• DIRECTIONS: Leave out the pictures and print only the lines from the one with "Recreate this image" through the one with "35.1, 34.7, 34.4, 34.1, 34.0, 33.4, 33.0, 32.5, 31.7, 31.1]", exactly as they are.

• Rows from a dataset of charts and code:
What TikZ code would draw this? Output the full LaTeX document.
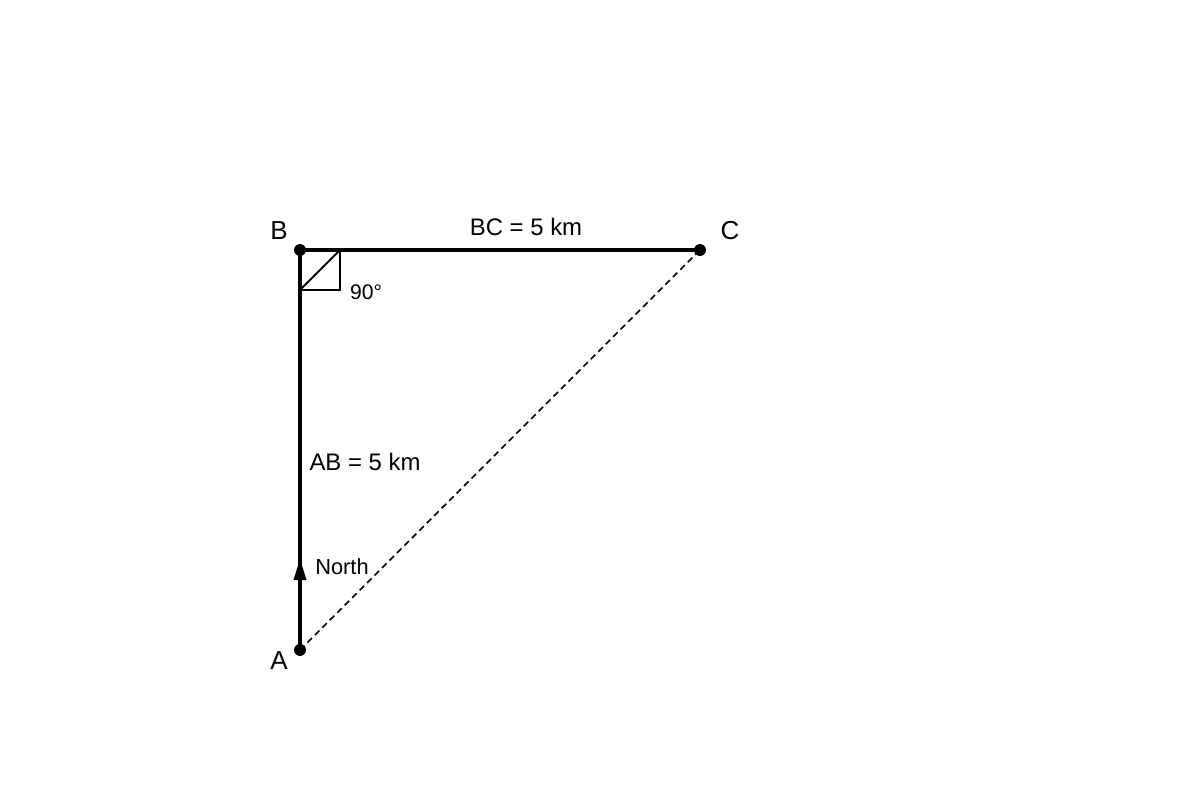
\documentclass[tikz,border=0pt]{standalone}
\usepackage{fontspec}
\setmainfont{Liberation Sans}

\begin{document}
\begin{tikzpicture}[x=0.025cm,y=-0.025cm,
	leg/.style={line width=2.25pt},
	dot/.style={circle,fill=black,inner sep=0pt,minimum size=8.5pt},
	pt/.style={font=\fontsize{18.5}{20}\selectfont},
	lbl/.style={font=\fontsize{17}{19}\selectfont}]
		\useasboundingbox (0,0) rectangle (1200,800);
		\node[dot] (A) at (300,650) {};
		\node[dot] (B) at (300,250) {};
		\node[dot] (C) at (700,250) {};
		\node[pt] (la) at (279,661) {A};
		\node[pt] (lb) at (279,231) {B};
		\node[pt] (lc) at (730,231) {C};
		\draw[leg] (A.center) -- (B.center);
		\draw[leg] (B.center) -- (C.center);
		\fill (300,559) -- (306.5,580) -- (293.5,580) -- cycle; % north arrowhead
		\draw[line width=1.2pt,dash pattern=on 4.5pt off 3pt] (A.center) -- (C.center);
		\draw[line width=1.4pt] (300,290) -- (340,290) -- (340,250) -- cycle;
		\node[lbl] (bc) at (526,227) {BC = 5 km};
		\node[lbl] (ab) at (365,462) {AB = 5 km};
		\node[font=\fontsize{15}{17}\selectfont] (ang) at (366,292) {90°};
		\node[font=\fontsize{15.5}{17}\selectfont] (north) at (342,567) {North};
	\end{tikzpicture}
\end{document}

...

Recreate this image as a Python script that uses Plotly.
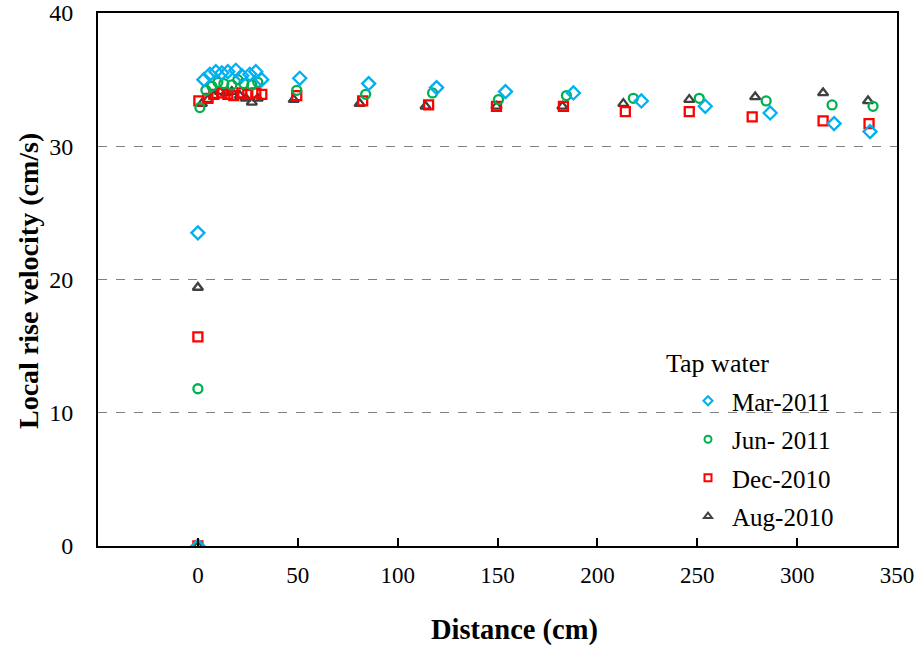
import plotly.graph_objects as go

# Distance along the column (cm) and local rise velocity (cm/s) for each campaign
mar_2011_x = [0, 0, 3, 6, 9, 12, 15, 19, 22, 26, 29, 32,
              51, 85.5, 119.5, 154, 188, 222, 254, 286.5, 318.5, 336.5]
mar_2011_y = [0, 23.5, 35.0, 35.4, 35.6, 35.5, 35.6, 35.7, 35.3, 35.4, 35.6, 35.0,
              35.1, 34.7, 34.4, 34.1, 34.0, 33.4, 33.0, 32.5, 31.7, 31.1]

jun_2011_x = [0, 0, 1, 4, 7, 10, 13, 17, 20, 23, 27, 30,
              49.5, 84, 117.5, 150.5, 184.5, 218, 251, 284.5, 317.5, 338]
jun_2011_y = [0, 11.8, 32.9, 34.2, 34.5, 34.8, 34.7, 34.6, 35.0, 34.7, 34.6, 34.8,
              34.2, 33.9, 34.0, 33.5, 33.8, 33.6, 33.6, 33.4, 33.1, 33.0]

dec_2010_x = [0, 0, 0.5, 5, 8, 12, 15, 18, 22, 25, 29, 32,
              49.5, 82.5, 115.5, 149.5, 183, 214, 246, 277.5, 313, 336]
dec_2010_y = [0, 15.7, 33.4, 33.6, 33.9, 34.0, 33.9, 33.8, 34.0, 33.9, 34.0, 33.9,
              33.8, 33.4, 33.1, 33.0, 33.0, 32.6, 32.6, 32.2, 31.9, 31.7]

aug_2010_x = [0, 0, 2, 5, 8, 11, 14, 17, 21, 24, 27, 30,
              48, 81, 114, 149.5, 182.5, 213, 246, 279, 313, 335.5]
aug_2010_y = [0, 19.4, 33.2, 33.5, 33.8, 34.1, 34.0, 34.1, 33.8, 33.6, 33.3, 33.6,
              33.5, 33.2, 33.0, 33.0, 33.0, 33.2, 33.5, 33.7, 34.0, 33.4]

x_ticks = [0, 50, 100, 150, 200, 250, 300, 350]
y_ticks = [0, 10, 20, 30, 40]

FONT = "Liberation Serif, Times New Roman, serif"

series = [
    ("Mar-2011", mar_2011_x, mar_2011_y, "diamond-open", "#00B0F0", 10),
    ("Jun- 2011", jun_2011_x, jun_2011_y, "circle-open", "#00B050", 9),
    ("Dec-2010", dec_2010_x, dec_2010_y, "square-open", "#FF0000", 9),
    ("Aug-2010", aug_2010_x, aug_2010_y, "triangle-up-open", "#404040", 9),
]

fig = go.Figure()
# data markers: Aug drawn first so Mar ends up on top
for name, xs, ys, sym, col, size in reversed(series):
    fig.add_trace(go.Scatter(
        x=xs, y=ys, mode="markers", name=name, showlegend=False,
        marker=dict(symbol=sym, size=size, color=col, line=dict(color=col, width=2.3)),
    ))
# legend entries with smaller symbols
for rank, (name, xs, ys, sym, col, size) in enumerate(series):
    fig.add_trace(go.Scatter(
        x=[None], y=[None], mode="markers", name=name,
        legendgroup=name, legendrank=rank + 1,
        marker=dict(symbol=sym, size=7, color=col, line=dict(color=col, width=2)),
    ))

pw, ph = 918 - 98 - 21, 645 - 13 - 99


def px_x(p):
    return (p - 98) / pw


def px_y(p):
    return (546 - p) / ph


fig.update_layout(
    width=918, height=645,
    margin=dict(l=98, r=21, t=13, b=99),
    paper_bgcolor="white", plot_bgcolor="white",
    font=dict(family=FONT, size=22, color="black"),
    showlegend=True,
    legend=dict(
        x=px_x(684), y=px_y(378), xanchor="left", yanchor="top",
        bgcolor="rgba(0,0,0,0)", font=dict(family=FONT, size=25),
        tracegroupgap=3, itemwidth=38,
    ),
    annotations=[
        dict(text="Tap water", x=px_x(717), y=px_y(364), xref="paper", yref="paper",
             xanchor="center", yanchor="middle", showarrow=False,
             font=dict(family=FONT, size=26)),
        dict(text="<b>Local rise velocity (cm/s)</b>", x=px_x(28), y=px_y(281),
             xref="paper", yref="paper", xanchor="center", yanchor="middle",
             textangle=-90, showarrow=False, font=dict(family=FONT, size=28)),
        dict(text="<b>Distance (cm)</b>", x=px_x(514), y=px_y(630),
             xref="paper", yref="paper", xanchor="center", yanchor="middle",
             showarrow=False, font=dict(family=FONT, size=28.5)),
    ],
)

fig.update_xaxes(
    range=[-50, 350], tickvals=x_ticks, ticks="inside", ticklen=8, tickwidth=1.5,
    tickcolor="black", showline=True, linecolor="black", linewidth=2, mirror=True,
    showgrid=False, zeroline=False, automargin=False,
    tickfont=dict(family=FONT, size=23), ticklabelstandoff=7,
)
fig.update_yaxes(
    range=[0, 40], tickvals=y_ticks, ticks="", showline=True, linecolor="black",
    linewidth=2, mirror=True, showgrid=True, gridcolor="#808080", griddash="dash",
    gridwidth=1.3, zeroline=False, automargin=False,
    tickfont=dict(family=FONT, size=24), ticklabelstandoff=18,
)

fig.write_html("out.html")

==

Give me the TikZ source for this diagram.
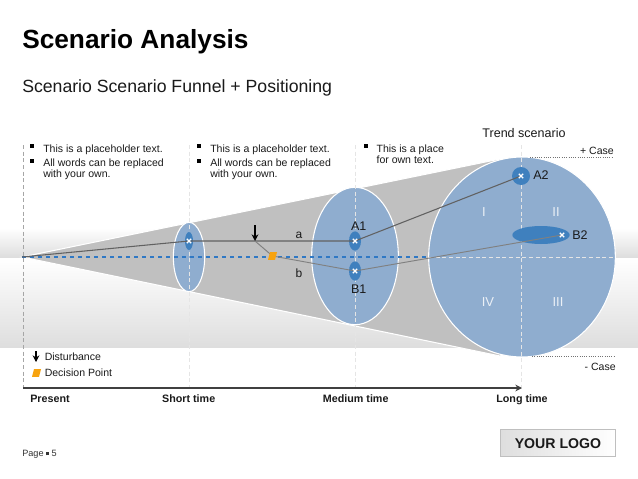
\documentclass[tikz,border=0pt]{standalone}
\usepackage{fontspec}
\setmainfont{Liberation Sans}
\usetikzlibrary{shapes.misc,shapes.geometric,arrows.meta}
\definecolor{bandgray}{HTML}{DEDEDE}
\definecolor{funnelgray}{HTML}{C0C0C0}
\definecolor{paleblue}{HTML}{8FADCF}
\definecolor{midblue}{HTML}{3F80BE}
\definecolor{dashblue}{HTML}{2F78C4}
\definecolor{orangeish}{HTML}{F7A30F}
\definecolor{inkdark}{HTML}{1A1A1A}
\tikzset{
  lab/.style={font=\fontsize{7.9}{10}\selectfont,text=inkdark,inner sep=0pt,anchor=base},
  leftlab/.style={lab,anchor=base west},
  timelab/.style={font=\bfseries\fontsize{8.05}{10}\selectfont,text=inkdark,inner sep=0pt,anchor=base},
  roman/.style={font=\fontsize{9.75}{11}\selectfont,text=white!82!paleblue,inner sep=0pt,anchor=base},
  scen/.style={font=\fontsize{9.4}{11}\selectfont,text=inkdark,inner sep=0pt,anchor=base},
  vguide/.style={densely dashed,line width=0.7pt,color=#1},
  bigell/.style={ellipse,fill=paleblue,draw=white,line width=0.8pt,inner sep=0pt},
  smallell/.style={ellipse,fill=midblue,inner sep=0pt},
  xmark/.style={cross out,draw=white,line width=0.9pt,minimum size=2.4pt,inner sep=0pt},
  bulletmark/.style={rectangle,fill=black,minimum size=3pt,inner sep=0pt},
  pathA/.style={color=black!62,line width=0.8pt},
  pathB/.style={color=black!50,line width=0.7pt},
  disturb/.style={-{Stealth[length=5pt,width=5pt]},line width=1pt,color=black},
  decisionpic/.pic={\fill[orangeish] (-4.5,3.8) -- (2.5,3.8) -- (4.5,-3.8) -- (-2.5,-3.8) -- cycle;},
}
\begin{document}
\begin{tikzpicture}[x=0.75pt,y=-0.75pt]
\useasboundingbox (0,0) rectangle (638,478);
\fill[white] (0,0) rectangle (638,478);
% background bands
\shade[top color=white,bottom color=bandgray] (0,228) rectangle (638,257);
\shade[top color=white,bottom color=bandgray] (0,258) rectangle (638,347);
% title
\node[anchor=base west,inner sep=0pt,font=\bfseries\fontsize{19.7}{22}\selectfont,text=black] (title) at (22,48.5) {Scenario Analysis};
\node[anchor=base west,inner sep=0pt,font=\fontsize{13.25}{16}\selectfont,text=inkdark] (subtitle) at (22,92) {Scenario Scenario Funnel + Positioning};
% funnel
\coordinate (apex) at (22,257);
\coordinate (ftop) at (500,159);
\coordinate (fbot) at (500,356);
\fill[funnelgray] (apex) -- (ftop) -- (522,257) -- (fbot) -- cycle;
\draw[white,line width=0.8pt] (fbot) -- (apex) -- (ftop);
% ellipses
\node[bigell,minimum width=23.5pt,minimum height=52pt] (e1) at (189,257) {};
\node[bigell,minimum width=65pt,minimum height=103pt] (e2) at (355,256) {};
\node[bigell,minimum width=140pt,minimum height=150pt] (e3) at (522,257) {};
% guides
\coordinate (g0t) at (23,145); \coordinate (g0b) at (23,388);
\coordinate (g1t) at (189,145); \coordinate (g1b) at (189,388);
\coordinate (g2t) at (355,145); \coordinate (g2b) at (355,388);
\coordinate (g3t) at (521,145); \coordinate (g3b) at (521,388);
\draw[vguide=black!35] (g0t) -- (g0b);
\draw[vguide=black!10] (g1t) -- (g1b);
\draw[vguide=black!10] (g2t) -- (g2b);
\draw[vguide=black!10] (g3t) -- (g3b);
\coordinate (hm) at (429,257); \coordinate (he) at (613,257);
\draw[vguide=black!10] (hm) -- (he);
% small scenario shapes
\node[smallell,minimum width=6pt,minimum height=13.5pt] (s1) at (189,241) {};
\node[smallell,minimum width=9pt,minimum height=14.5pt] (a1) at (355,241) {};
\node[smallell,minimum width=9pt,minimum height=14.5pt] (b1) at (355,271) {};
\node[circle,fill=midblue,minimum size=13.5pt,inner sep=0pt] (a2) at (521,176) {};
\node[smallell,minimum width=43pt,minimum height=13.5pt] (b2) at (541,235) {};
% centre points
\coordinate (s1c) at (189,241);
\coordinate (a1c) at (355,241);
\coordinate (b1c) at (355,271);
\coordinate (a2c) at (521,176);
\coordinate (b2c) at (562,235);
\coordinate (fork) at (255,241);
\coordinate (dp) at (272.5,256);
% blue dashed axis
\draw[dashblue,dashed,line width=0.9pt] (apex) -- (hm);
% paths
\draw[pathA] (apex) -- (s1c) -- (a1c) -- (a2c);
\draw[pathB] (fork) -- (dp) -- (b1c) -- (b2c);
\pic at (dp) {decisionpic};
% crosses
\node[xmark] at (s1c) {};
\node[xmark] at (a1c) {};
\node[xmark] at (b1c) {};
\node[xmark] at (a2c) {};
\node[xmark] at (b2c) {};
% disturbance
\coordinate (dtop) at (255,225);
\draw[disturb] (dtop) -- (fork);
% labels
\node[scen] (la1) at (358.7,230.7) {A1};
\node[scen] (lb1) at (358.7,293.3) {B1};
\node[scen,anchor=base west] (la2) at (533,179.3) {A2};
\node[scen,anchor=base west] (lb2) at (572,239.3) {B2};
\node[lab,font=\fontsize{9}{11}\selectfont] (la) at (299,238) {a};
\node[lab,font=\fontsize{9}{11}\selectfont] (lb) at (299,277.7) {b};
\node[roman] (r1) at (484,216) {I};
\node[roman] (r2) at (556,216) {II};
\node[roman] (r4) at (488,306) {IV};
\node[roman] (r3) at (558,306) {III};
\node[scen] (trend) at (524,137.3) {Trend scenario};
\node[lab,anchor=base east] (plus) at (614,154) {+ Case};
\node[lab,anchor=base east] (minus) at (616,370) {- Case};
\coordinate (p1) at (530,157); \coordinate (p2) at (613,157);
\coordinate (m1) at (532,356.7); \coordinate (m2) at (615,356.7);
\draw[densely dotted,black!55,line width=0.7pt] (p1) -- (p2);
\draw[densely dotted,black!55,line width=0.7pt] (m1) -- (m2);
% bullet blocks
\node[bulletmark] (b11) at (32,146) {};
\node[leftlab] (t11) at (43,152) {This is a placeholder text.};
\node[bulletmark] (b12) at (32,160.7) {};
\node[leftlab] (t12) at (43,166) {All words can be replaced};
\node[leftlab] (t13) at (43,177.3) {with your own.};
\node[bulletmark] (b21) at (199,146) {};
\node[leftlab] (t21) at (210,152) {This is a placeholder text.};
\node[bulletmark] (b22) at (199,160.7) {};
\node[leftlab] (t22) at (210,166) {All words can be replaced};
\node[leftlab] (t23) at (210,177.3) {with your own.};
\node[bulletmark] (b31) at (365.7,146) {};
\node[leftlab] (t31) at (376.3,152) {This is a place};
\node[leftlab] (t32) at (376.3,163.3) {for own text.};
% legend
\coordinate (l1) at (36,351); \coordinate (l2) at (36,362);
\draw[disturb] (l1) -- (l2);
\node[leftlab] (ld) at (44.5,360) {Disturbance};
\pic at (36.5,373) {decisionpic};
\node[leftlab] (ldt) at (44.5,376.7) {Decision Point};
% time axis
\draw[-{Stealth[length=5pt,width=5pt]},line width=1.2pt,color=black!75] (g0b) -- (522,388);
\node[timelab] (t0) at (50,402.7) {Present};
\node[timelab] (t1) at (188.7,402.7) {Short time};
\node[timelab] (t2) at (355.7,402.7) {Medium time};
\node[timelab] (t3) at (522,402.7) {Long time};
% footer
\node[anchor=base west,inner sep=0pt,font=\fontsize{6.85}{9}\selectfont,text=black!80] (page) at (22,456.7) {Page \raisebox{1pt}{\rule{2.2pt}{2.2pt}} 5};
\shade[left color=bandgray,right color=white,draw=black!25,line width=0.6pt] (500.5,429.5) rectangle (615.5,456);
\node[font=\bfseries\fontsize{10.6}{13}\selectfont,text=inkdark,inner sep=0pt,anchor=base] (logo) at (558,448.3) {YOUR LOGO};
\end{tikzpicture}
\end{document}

• RESULT:
Recreate this image as a Python script that uses Plotly.
import plotly.graph_objects as go

# Distance along the column (cm) and local rise velocity (cm/s) for each campaign
mar_2011_x = [0, 0, 3, 6, 9, 12, 15, 19, 22, 26, 29, 32,
              51, 85.5, 119.5, 154, 188, 222, 254, 286.5, 318.5, 336.5]
mar_2011_y = [0, 23.5, 35.0, 35.4, 35.6, 35.5, 35.6, 35.7, 35.3, 35.4, 35.6, 35.0,
              35.1, 34.7, 34.4, 34.1, 34.0, 33.4, 33.0, 32.5, 31.7, 31.1]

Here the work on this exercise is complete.